Auch der Staatsanwalt ging in seinem Plädoyer nicht von einer politischen Motivation der Tat aus, sprach aber zugleich von der ausländerfeindlichen Einstellung des Angeklagten. Anders sah das die Vertretung der Nebenklage, die von einer eindeutig rassistisch motivierten Tat sprach.

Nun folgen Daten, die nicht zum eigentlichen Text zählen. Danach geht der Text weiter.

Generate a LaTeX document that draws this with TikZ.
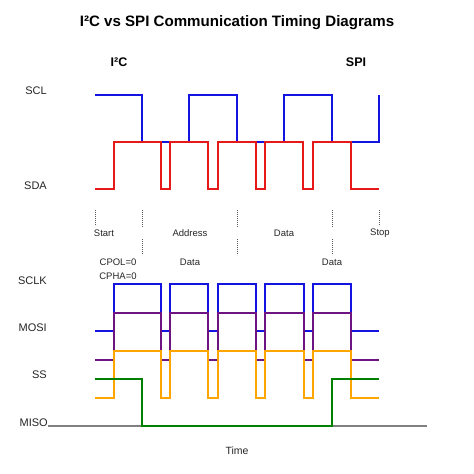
\documentclass[tikz,border=0pt]{standalone}
\usepackage{fontspec}
\setmainfont{Liberation Sans}
\definecolor{sclblue}{RGB}{20,20,225}
\definecolor{sdared}{RGB}{230,25,25}
\definecolor{mosipurple}{RGB}{110,20,130}
\definecolor{ssorange}{RGB}{255,165,0}
\definecolor{misogreen}{RGB}{0,128,0}
\definecolor{axisgray}{RGB}{128,128,128}
\begin{document}
\begin{tikzpicture}[x=1pt,y=-1pt,
  wave/.style={line width=1.8pt,line join=miter},
  siglabel/.style={anchor=east,font=\fontsize{11}{13}\selectfont,text=black!85,inner sep=0pt},
  phase/.style={font=\fontsize{9.5}{11}\selectfont,text=black!85,inner sep=0pt},
  heading/.style={font=\bfseries\fontsize{12.5}{15}\selectfont,inner sep=0pt},
  marker/.style={dash pattern=on 0.9pt off 1.1pt,line width=0.9pt,black!65}]
\useasboundingbox (0,0) rectangle (474,474);
\fill[white] (0,0) rectangle (474,474);
% titles
\node[font=\bfseries\fontsize{15.1}{18}\selectfont,inner sep=0pt] (title) at (237,23) {I²C vs SPI Communication Timing Diagrams};
\node[heading] (i2c) at (119,62) {I²C};
\node[heading] (spi) at (356,62) {SPI};
% signal labels
\node[siglabel] (scl) at (47,91) {SCL};
\node[siglabel] (sda) at (47,186) {SDA};
\node[siglabel] (sclk) at (47,281) {SCLK};
\node[siglabel] (mosi) at (47,328) {MOSI};
\node[siglabel] (ss) at (47,375) {SS};
\node[siglabel] (miso) at (48,423) {MISO};
% I2C waveforms
\draw[wave,sclblue] (95,95) -- (142,95) -- (142,142) -- (189,142) -- (189,95) -- (237,95) -- (237,142)
  -- (284,142) -- (284,95) -- (332,95) -- (332,142) -- (379,142) -- (379,95);
\draw[wave,sdared] (95,189) -- (114,189) -- (114,142) -- (161,142) -- (161,189) -- (170,189) -- (170,142)
  -- (208,142) -- (208,189) -- (218,189) -- (218,142) -- (256,142) -- (256,189) -- (265,189) -- (265,142)
  -- (303,142) -- (303,189) -- (313,189) -- (313,142) -- (351,142) -- (351,189) -- (379,189);
% markers
\draw[marker] (95,210) -- (95,226);
\draw[marker] (142,210) -- (142,227);
\draw[marker] (142,239) -- (142,255);
\draw[marker] (237,210) -- (237,227);
\draw[marker] (237,239) -- (237,255);
\draw[marker] (332,210) -- (332,227);
\draw[marker] (332,239) -- (332,255);
\draw[marker] (379,210) -- (379,226);
% phase labels
\node[phase] (start) at (104,233) {Start};
\node[phase] (address) at (190,233) {Address};
\node[phase] (data1) at (284,233) {Data};
\node[phase] (stop) at (380,233) {Stop};
\node[phase] (cpol) at (118,262) {CPOL=0};
\node[phase] (cpha) at (118,276) {CPHA=0};
\node[phase] (data2) at (190,262) {Data};
\node[phase] (data3) at (332,262) {Data};
% SPI waveforms
\draw[wave,sclblue] (95,331) -- (114,331) -- (114,284) -- (161,284) -- (161,331) -- (170,331) -- (170,284)
  -- (208,284) -- (208,331) -- (218,331) -- (218,284) -- (256,284) -- (256,331) -- (265,331) -- (265,284)
  -- (304,284) -- (304,331) -- (313,331) -- (313,284) -- (351,284) -- (351,331) -- (379,331);
\draw[wave,mosipurple] (95,360) -- (114,360) -- (114,313) -- (161,313) -- (161,360) -- (170,360) -- (170,313)
  -- (208,313) -- (208,360) -- (218,360) -- (218,313) -- (256,313) -- (256,360) -- (265,360) -- (265,313)
  -- (304,313) -- (304,360) -- (313,360) -- (313,313) -- (351,313) -- (351,360) -- (379,360);
\draw[wave,ssorange] (95,398) -- (114,398) -- (114,351) -- (161,351) -- (161,398) -- (170,398) -- (170,351)
  -- (208,351) -- (208,398) -- (218,398) -- (218,351) -- (256,351) -- (256,398) -- (265,398) -- (265,351)
  -- (304,351) -- (304,398) -- (313,398) -- (313,351) -- (351,351) -- (351,398) -- (379,398);
\coordinate (axisend) at (427,426);
\draw[line width=1.3pt,axisgray] (miso.east) ++(0,3) -- (axisend);
\draw[wave,misogreen] (95,379) -- (142,379) -- (142,426) -- (332,426) -- (332,379) -- (379,379);
\node[phase,font=\fontsize{10.5}{12}\selectfont] (time) at (237,451) {Time};
\end{tikzpicture}
\end{document}
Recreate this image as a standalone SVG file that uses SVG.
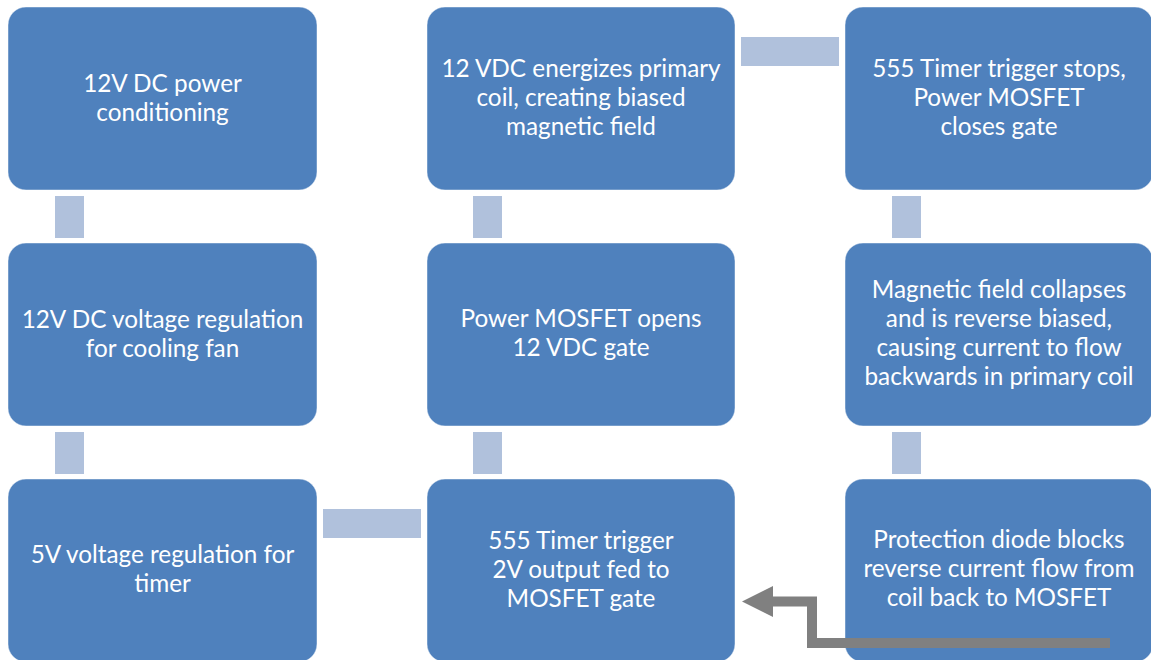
<svg xmlns="http://www.w3.org/2000/svg" width="1151" height="660" viewBox="0 0 1151 660">
<style>
.box{fill:#4F81BD;stroke:#ffffff;stroke-opacity:0.45;stroke-width:1}
.lbl{font-family:Lato,"Open Sans","Liberation Sans",sans-serif;font-size:24.3px;fill:#ffffff;text-anchor:middle}
.bar{fill:#B0C1DC}
</style>
<rect width="1151" height="660" fill="#ffffff"/>
<g id="n1"><rect class="box" x="8" y="7" width="309" height="183" rx="18"/>
<text class="lbl" x="162.5" y="92">12V DC power</text><text class="lbl" x="162.5" y="121">conditioning</text></g>
<g id="n2"><rect class="box" x="8" y="243" width="309" height="183" rx="18"/>
<text class="lbl" x="162.5" y="328">12V DC voltage regulation</text><text class="lbl" x="162.5" y="357">for cooling fan</text></g>
<g id="n3"><rect class="box" x="8" y="479" width="309" height="183" rx="18"/>
<text class="lbl" x="162.5" y="563">5V voltage regulation for</text><text class="lbl" x="162.5" y="592">timer</text></g>
<g id="n4"><rect class="box" x="427" y="479" width="308" height="183" rx="18"/>
<text class="lbl" x="581" y="549">555 Timer trigger</text><text class="lbl" x="581" y="578">2V output fed to</text><text class="lbl" x="581" y="607">MOSFET gate</text></g>
<g id="n5"><rect class="box" x="427" y="243" width="308" height="183" rx="18"/>
<text class="lbl" x="581" y="327">Power MOSFET opens</text><text class="lbl" x="581" y="356">12 VDC gate</text></g>
<g id="n6"><rect class="box" x="427" y="7" width="308" height="183" rx="18"/>
<text class="lbl" x="581" y="77">12 VDC energizes primary</text><text class="lbl" x="581" y="106">coil, creating biased</text><text class="lbl" x="581" y="135">magnetic field</text></g>
<g id="n7"><rect class="box" x="845" y="7" width="308" height="183" rx="18"/>
<text class="lbl" x="999" y="77">555 Timer trigger stops,</text><text class="lbl" x="999" y="106">Power MOSFET</text><text class="lbl" x="999" y="135">closes gate</text></g>
<g id="n8"><rect class="box" x="845" y="243" width="308" height="183" rx="18"/>
<text class="lbl" x="999" y="298">Magnetic field collapses</text><text class="lbl" x="999" y="327">and is reverse biased,</text><text class="lbl" x="999" y="356">causing current to flow</text><text class="lbl" x="999" y="385">backwards in primary coil</text></g>
<g id="n9"><rect class="box" x="845" y="479" width="308" height="183" rx="18"/>
<text class="lbl" x="999" y="548">Protection diode blocks</text><text class="lbl" x="999" y="577">reverse current flow from</text><text class="lbl" x="999" y="606">coil back to MOSFET</text></g>
<g id="connectors">
<rect class="bar" x="55" y="196" width="29" height="42"/>
<rect class="bar" x="55" y="432" width="29" height="42"/>
<rect class="bar" x="473" y="196" width="29" height="42"/>
<rect class="bar" x="473" y="432" width="29" height="42"/>
<rect class="bar" x="892" y="196" width="29" height="42"/>
<rect class="bar" x="892" y="432" width="29" height="42"/>
<rect class="bar" x="741" y="37" width="98" height="29"/>
<rect class="bar" x="323" y="509" width="98" height="29"/>
<path d="M1110,643 H812 V601.5 H770" fill="none" stroke="#808080" stroke-width="10"/>
<polygon points="773,586 742,601.5 773,617" fill="#808080"/>
</g>
</svg>
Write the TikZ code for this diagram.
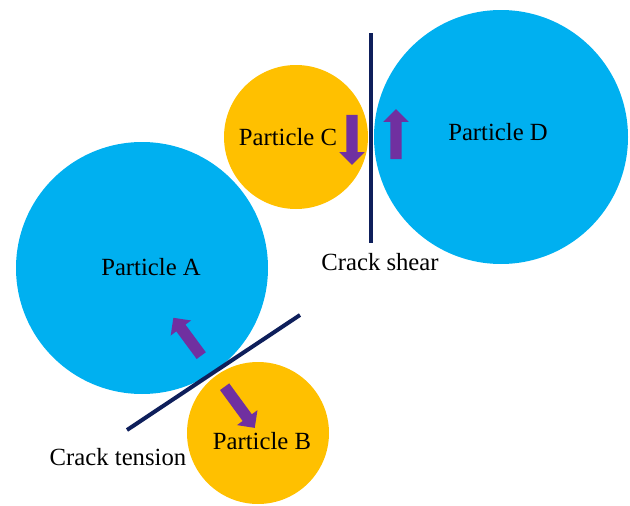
\documentclass[tikz,border=0pt]{standalone}
\usepackage{fontspec}
\setmainfont{Liberation Serif}
\usetikzlibrary{shapes.arrows}
\definecolor{partblue}{HTML}{00B0F0}
\definecolor{partorange}{HTML}{FFC000}
\definecolor{arrpurple}{HTML}{7030A0}
\definecolor{cracknavy}{HTML}{0E1F5B}
\tikzset{
  particle/.style={circle, inner sep=0pt, draw=none},
  blockarr/.style={single arrow, fill=arrpurple, draw=none, inner sep=0pt,
    text height=5.5pt, text depth=5.5pt, text width=0pt,
    single arrow head extend=7pt, single arrow tip angle=90},
  crack/.style={cracknavy, line width=4pt},
  lbl/.style={font=\fontsize{24.7}{29}\selectfont, inner sep=0pt}
}
\begin{document}
\begin{tikzpicture}[x=1pt, y=-1pt]
      \useasboundingbox (0,0) rectangle (630,506);
      % Particles
      \node[particle, fill=partblue, minimum size=252pt] (partA) at (142,268) {};
      \node[particle, fill=partorange, minimum size=142pt] (partB) at (258,433) {};
      \node[particle, fill=partorange, minimum size=144pt] (partC) at (296,137) {};
      \node[particle, fill=partblue, minimum size=254pt] (partD) at (501,137) {};
      % Labels of the particles
      \node[lbl] (labA) at (151,267) {Particle A};
      \node[lbl] (labB) at (262,441) {Particle B};
      \node[lbl] (labC) at (288,137) {Particle C};
      \node[lbl] (labD) at (498,132) {Particle D};
      % Cracks
      \coordinate (shearTop) at (371,33);
      \coordinate (shearBot) at (371,243);
      \draw[crack] (shearTop) -- (shearBot);
      \coordinate (tensLow) at (127,430);
      \coordinate (tensHigh) at (300,315);
      \draw[crack] (tensLow) -- (tensHigh);
      \node[lbl] (labShear) at (380,262) {Crack shear};
      \node[lbl] (labTension) at (118,457) {Crack tension};
      % Block arrows
      \node[blockarr, minimum height=47pt, rotate=126.4] (arrA) at (189,339) {};
      \node[blockarr, minimum height=51pt, rotate=-53.8] (arrB) at (238,405) {};
      \node[blockarr, minimum height=50pt, rotate=-90] (arrC) at (352,137) {};
      \node[blockarr, minimum height=50pt, rotate=90] (arrD) at (396,137) {};
\end{tikzpicture}
\end{document}
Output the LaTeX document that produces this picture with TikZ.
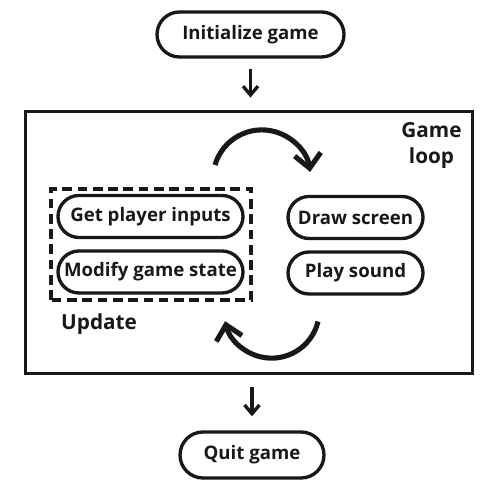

Ähnlich sieht es der Verein Opferperspektive e. V., der Menschen betreut, die Opfer rechter Gewalt geworden sind. Laut dem Verein handelt es sich in dem Fall um eine der schlimmsten rassistischen Gewalttaten des vergangenen Jahres. So sei das Strafmaß zwar angemessen. Dass jedoch das rassistische Tatmotiv im Urteil nicht benannt wird, kritisiert der Verein. Dem »nd« sagte Anne Brügmann von der Opferperspektive, es sei nicht nachvollziehbar, warum die politische Motivation des Angriffs in der Urteilsbegründung mit keinem Wort erwähnt werde. »Die Richterin selbst hat während der Verhandlung nicht ein einziges Mal das Wort Rassismus in den Mund genommen«, so Brügmann weiter. Auch Zeugenaussagen, denen zufolge Bekannte des Beschuldigten versucht hätten, diesen vom Spielplatz fern zu halten, da dieser »immer austickt, wenn er Ausländer sieht«, seien nicht in die Tatbeurteilung mit eingeflossen. Auch, wie der Staatsanwalt eine politische Motivation ausschließen, zugleich aber eine ausländerfeindliche Einstellung attestieren kann, sei für sie ein großes Rätsel. Er reduziere damit »Ausländerfeindlichkeit« auf einen vermeintlichen Rand der Gesellschaft. Dabei seien es nicht allein organisierte Rechte, die politisch motivierte rassistische Gewaltstraftaten begingen. Aus ihrer Sicht handele es sich bei dem Vorfall um einen sogenannten Vorsatz bei Gelegenheit, da bei dem Angeklagten eine gefestigte rassistische und xenophobe Einstellung festzustellen sei, die bei Gelegenheit in Gewalt umschlage. Die Regelungen zur polizeilichen Erfassung derartiger Delikte war 2001 bundesweit reformiert worden. »Ich hätte gedacht, dass in der Brandenburger Justiz inzwischen mehr passiert ist«, so Brügmann.

Vor kurzem hatte Brandenburgs Innenministerium in seinem jährlichen Verfassungsschutzbericht bekannt gegeben, dass von offiziellen Stellen im letztes Jahr 127 rechte Gewalttaten in Brandenburg registriert wurden. Ob das den Fall in Senftenberg einschließt, ist nicht nachzuvollziehen. Im selben Zeitraum zählte der Verein Opferperspektive 171 rechte Gewalttaten. Generell sei 2017 ein Anstieg der Gewaltbereitschaft gegen Frauen und Kinder zu verzeichnen gewesen, so der Verein. So sei eine von acht Betroffenen rechter Gewalt in diesem Zeitraum zum Tatzeitpunkt 13 Jahre alt oder jünger gewesen. Motiviert seien diese Taten, wie der Fall in Großräschen, meist rassistisch.